En la vida pública de Jesús narrada por sus contemporáneos, podemos ver cómo nos propone paridad de sexos, trato igualitario sin importar diferencias étnicas o de creencias religiosas, especial atención a personas con capacidades fuera de la norma, solidaridad, espíritu de servicio, ultimidad… Prácticas, no teorías, que abrían nuevas formas de relacionarse que reconocían la singularidad de cada persona por encima de la ley y de las convenciones de su siglo. ¡Qué vigencia sigue teniendo su propuesta!
También hago referencia a una doble dirección en cuanto al desierto. Entrar al desierto nos mueve a entrar en nosotros mismos. Contemplarnos desiertos, es decir: ermos, baldíos, vacíos, disponibles… Situarse dentro de uno mismo es ser consciente de que ahí habito y desde ahí me muevo por el mundo. Conocerme, aceptarme, abrazarme agradecido con lo que me ha dado esa existencia concreta, es incorporarme al Misterio de la vida. Este desierto interior no es un espacio aíslado de la realidad, sino su punto de contacto. Un movimiento de dentro hacia afuera me conecta con la vida.
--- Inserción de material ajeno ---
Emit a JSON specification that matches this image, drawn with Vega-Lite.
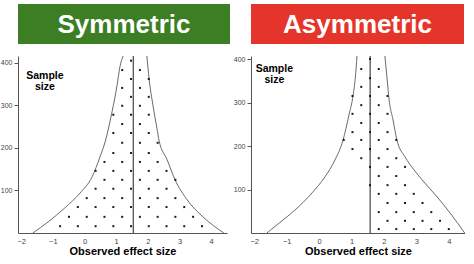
{
  "$schema": "https://vega.github.io/schema/vega-lite/v6.json",
  "background": "white",
  "padding": {"left": 0, "top": 4, "right": 0, "bottom": 0},
  "autosize": {"type": "pad"},
  "config": {
    "view": {"stroke": null},
    "font": "Liberation Sans",
    "axis": {"grid": false, "domainColor": "#555", "tickColor": "#555", "labelColor": "#444", "labelFont": "Liberation Sans", "titleFont": "Liberation Sans", "labelOverlap": false}
  },
  "datasets": {
    "symDots": [
      {"x": 1.47, "n": 405},
      {"x": 1.19, "n": 383}, {"x": 1.75, "n": 383},
      {"x": 1.47, "n": 362}, {"x": 2.03, "n": 362},
      {"x": 1.19, "n": 341}, {"x": 1.75, "n": 341},
      {"x": 1.47, "n": 320}, {"x": 2.03, "n": 320},
      {"x": 1.19, "n": 299}, {"x": 1.75, "n": 299},
      {"x": 0.91, "n": 278}, {"x": 1.47, "n": 278}, {"x": 2.03, "n": 278},
      {"x": 1.19, "n": 256}, {"x": 1.75, "n": 256},
      {"x": 0.91, "n": 235}, {"x": 1.47, "n": 235}, {"x": 2.03, "n": 235},
      {"x": 1.19, "n": 212}, {"x": 1.75, "n": 212}, {"x": 2.31, "n": 212},
      {"x": 0.91, "n": 188}, {"x": 1.47, "n": 188}, {"x": 2.03, "n": 188},
      {"x": 0.63, "n": 167}, {"x": 1.19, "n": 167}, {"x": 1.75, "n": 167}, {"x": 2.31, "n": 167},
      {"x": 0.35, "n": 146}, {"x": 0.91, "n": 146}, {"x": 1.47, "n": 146}, {"x": 2.03, "n": 146}, {"x": 2.59, "n": 146},
      {"x": 0.63, "n": 125}, {"x": 1.19, "n": 125}, {"x": 1.75, "n": 125}, {"x": 2.31, "n": 125}, {"x": 2.87, "n": 125},
      {"x": 0.35, "n": 104}, {"x": 0.91, "n": 104}, {"x": 1.47, "n": 104}, {"x": 2.03, "n": 104}, {"x": 2.59, "n": 104},
      {"x": 0.07, "n": 82}, {"x": 0.63, "n": 82}, {"x": 1.19, "n": 82}, {"x": 1.75, "n": 82}, {"x": 2.31, "n": 82}, {"x": 2.87, "n": 82},
      {"x": -0.21, "n": 61}, {"x": 0.35, "n": 61}, {"x": 0.91, "n": 61}, {"x": 1.47, "n": 61}, {"x": 2.03, "n": 61}, {"x": 2.59, "n": 61}, {"x": 3.15, "n": 61},
      {"x": -0.49, "n": 38}, {"x": 0.07, "n": 38}, {"x": 0.63, "n": 38}, {"x": 1.19, "n": 38}, {"x": 1.75, "n": 38}, {"x": 2.31, "n": 38}, {"x": 2.87, "n": 38}, {"x": 3.43, "n": 38},
      {"x": -0.77, "n": 16}, {"x": -0.21, "n": 16}, {"x": 0.35, "n": 16}, {"x": 0.91, "n": 16}, {"x": 1.47, "n": 16}, {"x": 2.03, "n": 16}, {"x": 2.59, "n": 16}, {"x": 3.15, "n": 16}, {"x": 3.71, "n": 16}
    ],
    "asymDots": [
      {"x": 1.57, "n": 400},
      {"x": 1.30, "n": 377}, {"x": 1.84, "n": 377},
      {"x": 1.57, "n": 356},
      {"x": 1.30, "n": 336}, {"x": 1.84, "n": 336},
      {"x": 1.03, "n": 315}, {"x": 1.57, "n": 315}, {"x": 2.11, "n": 315},
      {"x": 1.30, "n": 294}, {"x": 1.84, "n": 294},
      {"x": 1.03, "n": 274}, {"x": 1.57, "n": 274}, {"x": 2.11, "n": 274},
      {"x": 1.30, "n": 253}, {"x": 1.84, "n": 253},
      {"x": 1.03, "n": 232}, {"x": 1.57, "n": 232}, {"x": 2.11, "n": 232},
      {"x": 0.76, "n": 214}, {"x": 1.30, "n": 214}, {"x": 1.84, "n": 214}, {"x": 2.38, "n": 214},
      {"x": 1.03, "n": 193}, {"x": 1.57, "n": 193}, {"x": 2.11, "n": 193},
      {"x": 1.30, "n": 172}, {"x": 1.84, "n": 172}, {"x": 2.38, "n": 172},
      {"x": 1.57, "n": 152}, {"x": 2.11, "n": 152}, {"x": 2.65, "n": 152},
      {"x": 1.84, "n": 131}, {"x": 2.38, "n": 131},
      {"x": 1.57, "n": 110}, {"x": 2.11, "n": 110}, {"x": 2.65, "n": 110},
      {"x": 1.84, "n": 90}, {"x": 2.38, "n": 90}, {"x": 2.92, "n": 90},
      {"x": 2.11, "n": 69}, {"x": 2.65, "n": 69}, {"x": 3.19, "n": 69},
      {"x": 1.84, "n": 48}, {"x": 2.38, "n": 48}, {"x": 2.92, "n": 48}, {"x": 3.46, "n": 48},
      {"x": 2.11, "n": 28}, {"x": 2.65, "n": 28}, {"x": 3.19, "n": 28}, {"x": 3.73, "n": 28},
      {"x": 1.84, "n": 9}, {"x": 2.38, "n": 9}, {"x": 2.92, "n": 9}, {"x": 3.46, "n": 9}, {"x": 4.00, "n": 9}
    ],
    "symCurve": [
      {"side": "L", "x": -1.63, "n": 0}, {"side": "L", "x": -1.15, "n": 26}, {"side": "L", "x": -0.62, "n": 59},
      {"side": "L", "x": -0.14, "n": 94}, {"side": "L", "x": 0.24, "n": 132}, {"side": "L", "x": 0.49, "n": 179},
      {"side": "L", "x": 0.65, "n": 214}, {"side": "L", "x": 0.87, "n": 285}, {"side": "L", "x": 1.03, "n": 348},
      {"side": "L", "x": 1.12, "n": 391}, {"side": "L", "x": 1.22, "n": 416},
      {"side": "R", "x": 1.97, "n": 416}, {"side": "R", "x": 2.04, "n": 362}, {"side": "R", "x": 2.16, "n": 301},
      {"side": "R", "x": 2.29, "n": 245}, {"side": "R", "x": 2.35, "n": 219}, {"side": "R", "x": 2.61, "n": 172},
      {"side": "R", "x": 2.86, "n": 125}, {"side": "R", "x": 3.24, "n": 78}, {"side": "R", "x": 3.74, "n": 38},
      {"side": "R", "x": 4.40, "n": 0}
    ],
    "asymCurve": [
      {"side": "L", "x": -1.61, "n": 0}, {"side": "L", "x": -1.23, "n": 23}, {"side": "L", "x": -0.74, "n": 53},
      {"side": "L", "x": -0.22, "n": 92}, {"side": "L", "x": 0.18, "n": 129}, {"side": "L", "x": 0.49, "n": 168},
      {"side": "L", "x": 0.74, "n": 214}, {"side": "L", "x": 0.92, "n": 271}, {"side": "L", "x": 1.05, "n": 317},
      {"side": "L", "x": 1.12, "n": 359}, {"side": "L", "x": 1.17, "n": 407},
      {"side": "R", "x": 2.03, "n": 407}, {"side": "R", "x": 2.10, "n": 352}, {"side": "R", "x": 2.16, "n": 306},
      {"side": "R", "x": 2.28, "n": 260}, {"side": "R", "x": 2.40, "n": 214}, {"side": "R", "x": 2.65, "n": 175},
      {"side": "R", "x": 2.93, "n": 145}, {"side": "R", "x": 3.18, "n": 122}, {"side": "R", "x": 3.64, "n": 83},
      {"side": "R", "x": 4.04, "n": 46}, {"side": "R", "x": 4.49, "n": 0}
    ]
  },
  "columns": 2,
  "spacing": {"row": 12, "column": 21},
  "bounds": "flush",
  "concat": [
    {
      "width": 212, "height": 40,
      "view": {"fill": "#3b7e23", "stroke": null},
      "data": {"values": [{"title": "Symmetric"}]},
      "mark": {"type": "text", "fontSize": 26, "fontWeight": "bold", "color": "white", "baseline": "middle", "dy": 1, "font": "Liberation Sans"},
      "encoding": {"text": {"field": "title"}}
    },
    {
      "width": 213, "height": 40,
      "view": {"fill": "#e5352b", "stroke": null},
      "data": {"values": [{"title": "Asymmetric"}]},
      "mark": {"type": "text", "fontSize": 26, "fontWeight": "bold", "color": "white", "baseline": "middle", "dy": 1, "font": "Liberation Sans"},
      "encoding": {"text": {"field": "title"}}
    },
    {
      "width": 209, "height": 177,
      "encoding": {
        "x": {"type": "quantitative", "scale": {"domain": [-2.1, 4.5], "nice": false, "zero": false},
              "axis": {"values": [-2, -1, 0, 1, 2, 3, 4], "tickCount": 7, "ticks": false, "labelOverlap": false, "labelFontSize": 7.5, "labelPadding": 4, "labelFlush": false, "format": "d", "titleFontSize": 11, "titleFontWeight": "bold", "titleColor": "black", "titlePadding": 1},
              "title": "Observed effect size"},
        "y": {"type": "quantitative", "scale": {"domain": [0, 416], "nice": false},
              "axis": {"values": [100, 200, 300, 400], "tickSize": 4, "labelOverlap": false, "labelFontSize": 7, "labelPadding": 2, "labelFlush": false}, "title": null}
      },
      "layer": [
        {
          "data": {"name": "symCurve"},
          "mark": {"type": "line", "color": "#6a6a6a", "strokeWidth": 1, "clip": true, "interpolate": "monotone"},
          "encoding": {
            "x": {"field": "x", "type": "quantitative"},
            "y": {"field": "n", "type": "quantitative"},
            "detail": {"field": "side"},
            "order": {"field": "n", "type": "quantitative"}
          }
        },
        {
          "data": {"values": [{"mean": 1.54}]},
          "mark": {"type": "rule", "color": "#444", "strokeWidth": 1.2},
          "encoding": {"x": {"field": "mean", "type": "quantitative"}}
        },
        {
          "data": {"name": "symDots"},
          "mark": {"type": "square", "size": 4, "color": "#1a1a1a", "opacity": 1},
          "encoding": {"x": {"field": "x", "type": "quantitative"}, "y": {"field": "n", "type": "quantitative"}}
        },
        {
          "data": {"values": [{"label": "Sample size"}]},
          "mark": {"type": "text", "fontSize": 10.5, "fontWeight": "bold", "align": "center", "baseline": "alphabetic", "lineBreak": " ", "lineHeight": 11, "color": "black"},
          "encoding": {"x": {"datum": -1.25}, "y": {"datum": 362}, "text": {"field": "label"}}
        }
      ]
    },
    {
      "width": 214, "height": 177,
      "encoding": {
        "x": {"type": "quantitative", "scale": {"domain": [-2.1, 4.5], "nice": false, "zero": false},
              "axis": {"values": [-2, -1, 0, 1, 2, 3, 4], "tickCount": 7, "ticks": false, "labelOverlap": false, "labelFontSize": 7.5, "labelPadding": 4, "labelFlush": false, "format": "d", "titleFontSize": 11, "titleFontWeight": "bold", "titleColor": "black", "titlePadding": 1},
              "title": "Observed effect size"},
        "y": {"type": "quantitative", "scale": {"domain": [0, 407], "nice": false},
              "axis": {"values": [100, 200, 300, 400], "tickSize": 4, "labelOverlap": false, "labelFontSize": 7, "labelPadding": 2, "labelFlush": false}, "title": null}
      },
      "layer": [
        {
          "data": {"name": "asymCurve"},
          "mark": {"type": "line", "color": "#6a6a6a", "strokeWidth": 1, "clip": true, "interpolate": "monotone"},
          "encoding": {
            "x": {"field": "x", "type": "quantitative"},
            "y": {"field": "n", "type": "quantitative"},
            "detail": {"field": "side"},
            "order": {"field": "n", "type": "quantitative"}
          }
        },
        {
          "data": {"values": [{"mean": 1.575}]},
          "mark": {"type": "rule", "color": "#444", "strokeWidth": 1.2},
          "encoding": {"x": {"field": "mean", "type": "quantitative"}}
        },
        {
          "data": {"name": "asymDots"},
          "mark": {"type": "square", "size": 4, "color": "#1a1a1a", "opacity": 1},
          "encoding": {"x": {"field": "x", "type": "quantitative"}, "y": {"field": "n", "type": "quantitative"}}
        },
        {
          "data": {"values": [{"label": "Sample size"}]},
          "mark": {"type": "text", "fontSize": 10.5, "fontWeight": "bold", "align": "center", "baseline": "alphabetic", "lineBreak": " ", "lineHeight": 11, "color": "black"},
          "encoding": {"x": {"datum": -1.38}, "y": {"datum": 370}, "text": {"field": "label"}}
        }
      ]
    }
  ]
}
Hay un desierto más allá de mí, pero también hay un desierto en mí. Si puedo llegar a paladearlo, podré ver que tienen la misma esencia. Aquello que hay dentro mío es de la misma naturaleza que lo que hay más allá de mí. Descubrirlo me hermana con la vida. Eso, entre otras cosas, era lo que Jesús nos invitaba a vivir. Somos unidad: ser unos como yo y el Padre lo somos.
Lo que atenta contra la unidad es la división. En su etimología, la palabra Diablo quiere decir “división”. Las tentaciones actúan separándonos de la vivencia de unidad que nos propone Jesús. Sintámonos invitados a transitar nuestro desierto.